Police and Crime Commissioner candidates: Neil Eyre (Independent)
HUMBERSIDE Police and Crime Commissioner candidate Neil Eyre is “sick and tired of the political establishment”. Jenna Thompson finds out more about this man of the people who is attempting to gate-crash more traditional rivals in the election on November 15
HE IS selling himself as the man of the people among the politicians and police officers.
Neil Eyre is the former soldier and project manager in the running to become the first Humberside Police and Crime Commissioner.
Despite having no experience of either politics or policing, Mr Eyre believes he is the best candidate to represent what the people want.
"I am somebody that is sick and tired of the political establishment," he said.
"I am just one of the voters. I have no delusions of grandeur, no aspirations of power, I just want to do the job."
Mr Eyre, 34, says he firmly believes the £75,000-a-year job should be taken by a "normal person".
He is sitting in his favourite Scunthorpe café, days after securing the £5,000 deposit needed to run by just a few pounds.
Standing as an independent candidate, he has had to rely on donations from friends, family and members of the public to raise the money to stand.
He is wearing a black t-shirt emblazoned with the words "independent revolution", which he has been selling to fund his campaign.
Currently unemployed and receiving Jobseekers Allowance, and with two young daughters to provide for, he admits campaigning is leaving him "skint".
"I was supposed to be going to a meeting in Hull a few days ago, but I had to cancel because I didn't have money to put petrol in the car or to pay the toll," he said.
"Getting the deposit went right down to the wire.
"I only got the money together just before the deadline.
"But I had a lot of support and I was determined to do it."
Like all the candidates, Mr Eyre must secure five per cent of the votes to see his deposit returned.

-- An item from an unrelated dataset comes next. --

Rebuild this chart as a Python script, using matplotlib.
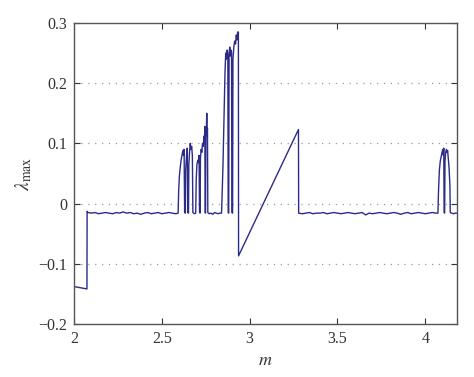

With so much to lose – and, he admits, only a tiny chance of being successfully elected next month – just why is he doing it?
"I firmly believe the electorate deserve a choice – a real, honest choice," he says.
"I wouldn't see myself as having power over thousands of people, more as a custodian of the police force.
"People have heard the false promises and the lies from politicians and members of the establishment so many times before.
"Why will this time be any different?
"A lot of people I have spoken to say they don't think a politician should be involved with the police, and they really don't want Lord Prescott, so I think it could give me the edge.
"The other independent candidates are a former MP and a retired police officer.
"I am the only one that is truly independent.
"I will listen to people and their priorities, take them on board, and try to reflect them in what I do."
Mr Eyre served nine years in the Army, before leaving to set up his own business working as a project manager on IT and telecommunications projects.
His latest contract ended earlier this year, leaving him unemployed and deciding to stand for the role as police commissioner.
After weeks of campaigning and meeting residents, he says his priority is to protect frontline policing.
"The majority of people I speak to don't want to see frontline policing affected by cuts," he says.
"Crime is still going down, so why change something that isn't broken?
"I want to know what people's priorities are and then see what we can live without.
"I don't want frontline policing to be cut, so I will be looking at non-essential services and getting rid of the ones we don't need.
"What I want to do is go in with a blank piece of paper and start from scratch, without changing anything operationally.
"Everything I do will be based on reason, logic and evidence – like the police themselves."
He says, if elected, he will be "completely transparent", producing monthly reports of his activities and refusing to claim expenses.
He clearly wishes to capitalise on what he believes is an increasing amount of mistrust in politicians.
He said: "People need to think about when they have voted before.
"Did the political parties do what they promised? If they let a politician win, the same things will happen again and again.
"Do they want this to be like a local council or general election, where the parties only care about winning their seats?
"Or do they want someone who, too, is sick and tired of all that?
"I am just a private citizen who is putting their head on the chopping block.
"I'm quite boring, like most people.
"I go out occasionally at the weekend, I take the kids to the park, I see my friends and family for a natter.
"I am just normal, like everyone who will be voting.
"I am not a special one, I am not Jose Mourinho, and going to go in and make everything run on my own brilliant ideas. I just want to listen to the people and give them what they want."